Entries with chart source code:
BEGIN

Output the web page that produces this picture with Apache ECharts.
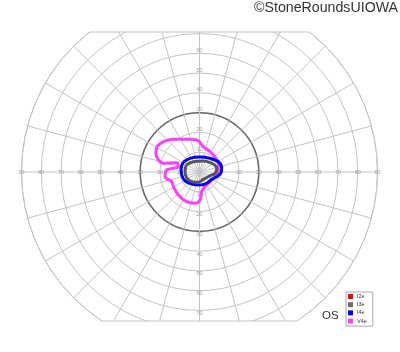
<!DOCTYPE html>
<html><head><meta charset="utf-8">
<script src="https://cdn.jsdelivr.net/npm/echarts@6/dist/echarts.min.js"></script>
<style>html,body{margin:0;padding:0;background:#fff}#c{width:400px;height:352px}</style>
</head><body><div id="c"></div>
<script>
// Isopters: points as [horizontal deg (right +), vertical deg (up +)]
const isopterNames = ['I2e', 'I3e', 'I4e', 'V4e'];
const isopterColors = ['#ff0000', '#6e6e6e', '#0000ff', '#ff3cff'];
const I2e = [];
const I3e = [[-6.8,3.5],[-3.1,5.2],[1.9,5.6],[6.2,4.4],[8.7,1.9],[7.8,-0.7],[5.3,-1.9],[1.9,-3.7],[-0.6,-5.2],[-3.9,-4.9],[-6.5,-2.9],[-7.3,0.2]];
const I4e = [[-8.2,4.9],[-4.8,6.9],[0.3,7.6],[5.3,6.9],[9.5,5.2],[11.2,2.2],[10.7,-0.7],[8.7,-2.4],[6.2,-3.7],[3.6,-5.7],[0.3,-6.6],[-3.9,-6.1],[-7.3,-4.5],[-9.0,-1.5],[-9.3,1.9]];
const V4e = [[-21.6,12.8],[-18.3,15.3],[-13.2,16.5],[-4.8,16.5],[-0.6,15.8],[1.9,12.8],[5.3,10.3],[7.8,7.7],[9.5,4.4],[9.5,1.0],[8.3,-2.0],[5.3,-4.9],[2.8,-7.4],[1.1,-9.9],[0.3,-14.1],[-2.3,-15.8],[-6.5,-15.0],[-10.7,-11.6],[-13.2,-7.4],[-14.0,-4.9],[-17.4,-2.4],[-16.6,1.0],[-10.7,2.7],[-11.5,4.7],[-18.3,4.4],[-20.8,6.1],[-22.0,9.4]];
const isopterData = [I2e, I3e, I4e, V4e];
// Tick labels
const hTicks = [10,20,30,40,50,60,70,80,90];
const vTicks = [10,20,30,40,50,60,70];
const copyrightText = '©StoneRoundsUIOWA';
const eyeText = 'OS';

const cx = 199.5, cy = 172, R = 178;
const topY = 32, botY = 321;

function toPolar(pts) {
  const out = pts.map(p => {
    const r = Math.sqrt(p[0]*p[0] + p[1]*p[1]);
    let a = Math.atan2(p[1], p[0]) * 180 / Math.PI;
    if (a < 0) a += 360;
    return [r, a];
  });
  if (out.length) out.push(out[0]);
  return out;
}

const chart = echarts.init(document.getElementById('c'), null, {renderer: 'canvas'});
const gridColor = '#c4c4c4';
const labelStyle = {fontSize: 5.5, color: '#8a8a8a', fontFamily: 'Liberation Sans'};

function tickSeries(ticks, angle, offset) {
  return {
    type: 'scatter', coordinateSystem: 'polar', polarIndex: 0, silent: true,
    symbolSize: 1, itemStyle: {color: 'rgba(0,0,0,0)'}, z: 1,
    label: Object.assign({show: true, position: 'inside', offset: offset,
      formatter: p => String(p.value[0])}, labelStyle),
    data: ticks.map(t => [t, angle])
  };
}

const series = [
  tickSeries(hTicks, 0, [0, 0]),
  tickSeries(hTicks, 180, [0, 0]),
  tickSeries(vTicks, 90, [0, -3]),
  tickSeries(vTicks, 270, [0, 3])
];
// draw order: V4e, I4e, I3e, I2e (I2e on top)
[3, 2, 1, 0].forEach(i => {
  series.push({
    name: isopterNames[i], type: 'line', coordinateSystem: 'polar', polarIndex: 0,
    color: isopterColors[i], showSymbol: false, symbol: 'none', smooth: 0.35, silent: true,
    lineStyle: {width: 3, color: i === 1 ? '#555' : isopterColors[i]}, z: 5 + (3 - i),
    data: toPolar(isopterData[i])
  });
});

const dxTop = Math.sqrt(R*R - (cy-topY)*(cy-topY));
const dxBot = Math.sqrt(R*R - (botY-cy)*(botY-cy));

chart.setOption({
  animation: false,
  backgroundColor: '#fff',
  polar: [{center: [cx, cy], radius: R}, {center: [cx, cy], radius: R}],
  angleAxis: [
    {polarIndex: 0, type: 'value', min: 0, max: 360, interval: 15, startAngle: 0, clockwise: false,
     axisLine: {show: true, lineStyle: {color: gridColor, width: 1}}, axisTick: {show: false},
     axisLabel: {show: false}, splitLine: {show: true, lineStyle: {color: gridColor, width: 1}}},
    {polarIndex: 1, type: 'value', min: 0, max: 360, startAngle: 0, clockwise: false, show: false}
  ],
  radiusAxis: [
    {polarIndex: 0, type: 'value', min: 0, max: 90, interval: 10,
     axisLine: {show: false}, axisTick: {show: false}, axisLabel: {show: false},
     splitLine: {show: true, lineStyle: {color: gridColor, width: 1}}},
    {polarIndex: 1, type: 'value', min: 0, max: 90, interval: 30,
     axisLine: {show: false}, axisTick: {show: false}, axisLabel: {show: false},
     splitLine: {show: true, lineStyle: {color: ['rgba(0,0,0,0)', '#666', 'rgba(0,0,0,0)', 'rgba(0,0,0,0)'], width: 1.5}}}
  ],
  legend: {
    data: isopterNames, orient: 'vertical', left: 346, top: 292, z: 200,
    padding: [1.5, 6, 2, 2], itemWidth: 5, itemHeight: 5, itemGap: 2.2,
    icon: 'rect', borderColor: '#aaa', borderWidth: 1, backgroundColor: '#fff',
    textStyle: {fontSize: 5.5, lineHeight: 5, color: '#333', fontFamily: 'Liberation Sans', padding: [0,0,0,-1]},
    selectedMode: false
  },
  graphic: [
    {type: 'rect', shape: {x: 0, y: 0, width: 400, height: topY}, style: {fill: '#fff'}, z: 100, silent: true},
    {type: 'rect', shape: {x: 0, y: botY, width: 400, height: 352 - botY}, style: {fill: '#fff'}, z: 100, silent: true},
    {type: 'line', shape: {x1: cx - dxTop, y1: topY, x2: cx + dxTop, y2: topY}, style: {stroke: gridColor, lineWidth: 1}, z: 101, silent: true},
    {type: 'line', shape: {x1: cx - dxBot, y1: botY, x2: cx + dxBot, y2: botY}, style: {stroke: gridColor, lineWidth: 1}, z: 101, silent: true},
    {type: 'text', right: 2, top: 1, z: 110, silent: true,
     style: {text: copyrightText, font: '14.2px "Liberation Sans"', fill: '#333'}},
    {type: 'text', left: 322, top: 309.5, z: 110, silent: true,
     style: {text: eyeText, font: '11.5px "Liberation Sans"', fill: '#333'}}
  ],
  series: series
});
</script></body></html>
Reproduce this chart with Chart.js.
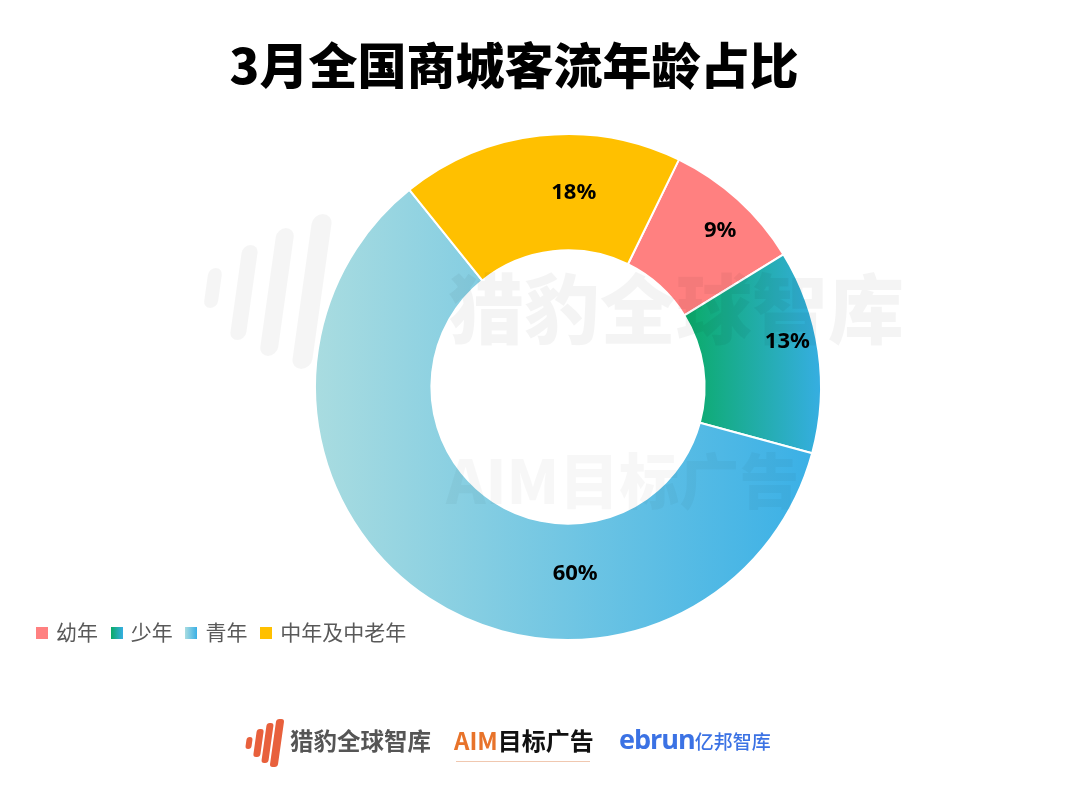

END

AIM OF THE EXERCISE
Reproduce, word for word, every line from the start of the records down to and including the line with "color: '#8a8a8a', fontFamily: 'Liberation"; skip the pictures.

ANSWER FOR THE TASK
Output the web page that produces this picture with Apache ECharts.
<!DOCTYPE html>
<html><head><meta charset="utf-8">
<script src="https://cdn.jsdelivr.net/npm/echarts@6/dist/echarts.min.js"></script>
<style>html,body{margin:0;padding:0;background:#fff}#c{width:400px;height:352px}</style>
</head><body><div id="c"></div>
<script>
// Isopters: points as [horizontal deg (right +), vertical deg (up +)]
const isopterNames = ['I2e', 'I3e', 'I4e', 'V4e'];
const isopterColors = ['#ff0000', '#6e6e6e', '#0000ff', '#ff3cff'];
const I2e = [];
const I3e = [[-6.8,3.5],[-3.1,5.2],[1.9,5.6],[6.2,4.4],[8.7,1.9],[7.8,-0.7],[5.3,-1.9],[1.9,-3.7],[-0.6,-5.2],[-3.9,-4.9],[-6.5,-2.9],[-7.3,0.2]];
const I4e = [[-8.2,4.9],[-4.8,6.9],[0.3,7.6],[5.3,6.9],[9.5,5.2],[11.2,2.2],[10.7,-0.7],[8.7,-2.4],[6.2,-3.7],[3.6,-5.7],[0.3,-6.6],[-3.9,-6.1],[-7.3,-4.5],[-9.0,-1.5],[-9.3,1.9]];
const V4e = [[-21.6,12.8],[-18.3,15.3],[-13.2,16.5],[-4.8,16.5],[-0.6,15.8],[1.9,12.8],[5.3,10.3],[7.8,7.7],[9.5,4.4],[9.5,1.0],[8.3,-2.0],[5.3,-4.9],[2.8,-7.4],[1.1,-9.9],[0.3,-14.1],[-2.3,-15.8],[-6.5,-15.0],[-10.7,-11.6],[-13.2,-7.4],[-14.0,-4.9],[-17.4,-2.4],[-16.6,1.0],[-10.7,2.7],[-11.5,4.7],[-18.3,4.4],[-20.8,6.1],[-22.0,9.4]];
const isopterData = [I2e, I3e, I4e, V4e];
// Tick labels
const hTicks = [10,20,30,40,50,60,70,80,90];
const vTicks = [10,20,30,40,50,60,70];
const copyrightText = '©StoneRoundsUIOWA';
const eyeText = 'OS';

const cx = 199.5, cy = 172, R = 178;
const topY = 32, botY = 321;

function toPolar(pts) {
  const out = pts.map(p => {
    const r = Math.sqrt(p[0]*p[0] + p[1]*p[1]);
    let a = Math.atan2(p[1], p[0]) * 180 / Math.PI;
    if (a < 0) a += 360;
    return [r, a];
  });
  if (out.length) out.push(out[0]);
  return out;
}

const chart = echarts.init(document.getElementById('c'), null, {renderer: 'canvas'});
const gridColor = '#c4c4c4';
const labelStyle = {fontSize: 5.5, color: '#8a8a8a', fontFamily: 'Liberation Sans'};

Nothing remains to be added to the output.